C'est l'une des leurs amies, Sixtine Léon-Dufour, qui a donné enve à Thierry Demaizière et Alban Teurlai de réaliser un documentaire sur le rocher de la grotte de Lourdes. Le premier se rappelle : "Elle et son mari revenaient de Lourdes comme hospitaliers et hésitaient à nous le dire par peur de nos a priori. Sixtine a fini par nous raconter ce qu’elle avait vécu là-bas : en l’écoutant, Alban et moi avons tout de suite pensé qu’il y avait là matière à un documentaire pour le cinéma". Le second précise : "À notre grande stupéfaction, aucun documentaire au cinéma n’avait été réalisé sur Lourdes. Il y a eu des fictions, de nombreux reportages télévisés sur les rues marchandes et les marchands du Temple mais rien sur les pèlerins, rien sur leur démarches : pourquoi viennent-ils ? Qu’espèrent-ils ? Que représente la Vierge pour eux ?"
Stéphane Célérier de Mars Films, avec qui Thierry Demaizière et Alban Teurlai avaient coproduit Rocco, leur a aussitôt donné le feu vert, avec pour consigne de ne pas se moquer des personnes filmées, ce qui n'était pas du tout leur intention.
Lourdes suit une dizaine de personnages d'origines et de conditions différentes. Trouver autant de témoins acceptant de se confier devant la caméra a été très dificile. Alban Teurlai se rappelle : "Cela a nécessité un énorme travail : huit mois et trois enquêtrices qui ont appelé tous les diocèses. Nous voulions trouver des destins qui ont une valeur universelle, aborder tous les milieux et suivre des pèlerinages très divers : travestis du bois de Boulogne, militaires, gitans etc… Et puis il y a eu des hasards incroyables, comme Jean D’Artigues, cet ancien chef d’entreprise atteint de la maladie de Charcot. C’est le témoin que nous cherchions, un homme transcendé par la maladie qui aborde sereinement l’idée de la mort."
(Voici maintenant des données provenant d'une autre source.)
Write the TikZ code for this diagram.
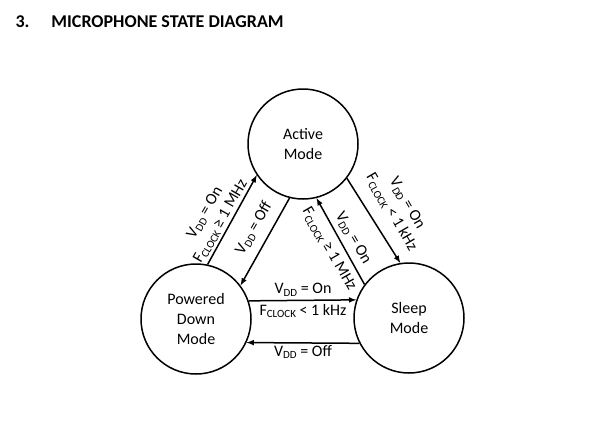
\documentclass[tikz,border=0pt]{standalone}
\usepackage{fontspec}
\setmainfont{Carlito}
\newcommand{\lsub}[1]{\raisebox{-0.35ex}{\fontsize{11}{11}\selectfont #1}}
\begin{document}
\begin{tikzpicture}[x=1pt,y=-1pt,
  st/.style={circle,draw,line width=1.5pt,minimum size=110pt,inner sep=0pt,align=center,font=\fontsize{16}{20}\selectfont},
  ar/.style={-latex,line width=1.5pt},
  lb/.style={font=\fontsize{16}{18}\selectfont,align=center,inner sep=1pt}]
\useasboundingbox (0,0) rectangle (612,426);
\node[anchor=west,font=\fontsize{18}{20}\selectfont\bfseries] (t) at (12,22) {3.\hspace{22pt}MICROPHONE STATE DIAGRAM};
\node[st] (act) at (303,144) {Active\\Mode};
\node[st] (pd) at (196,319) {Powered\\Down\\Mode};
\node[st] (sl) at (409,318) {Sleep\\Mode};
\draw[ar] (pd.78) -- (act.214);
\draw[ar] (act.256) -- (pd.37);
\draw[ar] (act.322) -- (sl.99);
\draw[ar] (sl.143) -- (act.284);
\draw[ar] (pd.19) -- (sl.161);
\draw[ar] (sl.207) -- (pd.335);
\node[lb,rotate=60] (l1) at (213,217) {V\lsub{DD} = On\\F\lsub{CLOCK} ≥ 1 MHz};
\node[lb,rotate=60] (l2) at (254,228) {V\lsub{DD} = Off};
\node[lb,rotate=-60] (l3) at (399,208) {V\lsub{DD} = On\\F\lsub{CLOCK} < 1 kHz};
\node[lb,rotate=-60] (l4a) at (353,238) {V\lsub{DD} = On};
\node[lb,rotate=-60] (l4b) at (329,249) {F\lsub{CLOCK} ≥ 1 MHz};
\node[lb] (l5) at (303,290) {V\lsub{DD} = On};
\node[lb] (l6) at (303,311) {F\lsub{CLOCK} < 1 kHz};
\node[lb] (l7) at (303,352) {V\lsub{DD} = Off};
\end{tikzpicture}
\end{document}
Le tournage de Lourdes a duré presque un an. Les premiers jours, Thierry Demaizière et Alban Teurlai étaient "effarés" selon leur propre terme. Il expliquent pour quelle raison : "Lourdes, c’est une organisation militaire, avec des milliers de personnes et des horaires millimétrés – première messe à cinq heures, visite de la grotte à treize, nouvelle messe à quatorze, puis quartier libre pour acheter la gourde ; ensuite, rendez-vous à la fontaine… Nous étions face à un flot continu, une gigantesque machine à laver. On a tourné des heures et des heures de messes et de processions. À l’arrivée, nous avions deux cent cinquante heures de rushes."
Pour Thierry Demaizière et Alban Teurlai, respectivement agnostique et athé, Lourdes n'est pas un film sur la religion. Ils confient : "Ce qui se passe là-bas dépasse une quelconque démarche de foi. Pour reprendre une phrase de Jean-Claude Guillebaud dans un article publié dans « La Vie », « On peut (y) mettre de côté ses croyances, qui relèvent de l’ordre privé, et déceler en ce lieu un « quelque chose » de bouleversant ». C’est ce « quelque chose » qui nous intriguait. On avait l’intuition que Lourdes devait être un creuset d’humanité et qu’il devait s’y passer « quelque chose » d’un peu dingue sur la condition humaine ; « quelque chose » qui dépassait même la foi et qui interrogeait notre rapport à la souffrance et à la mort."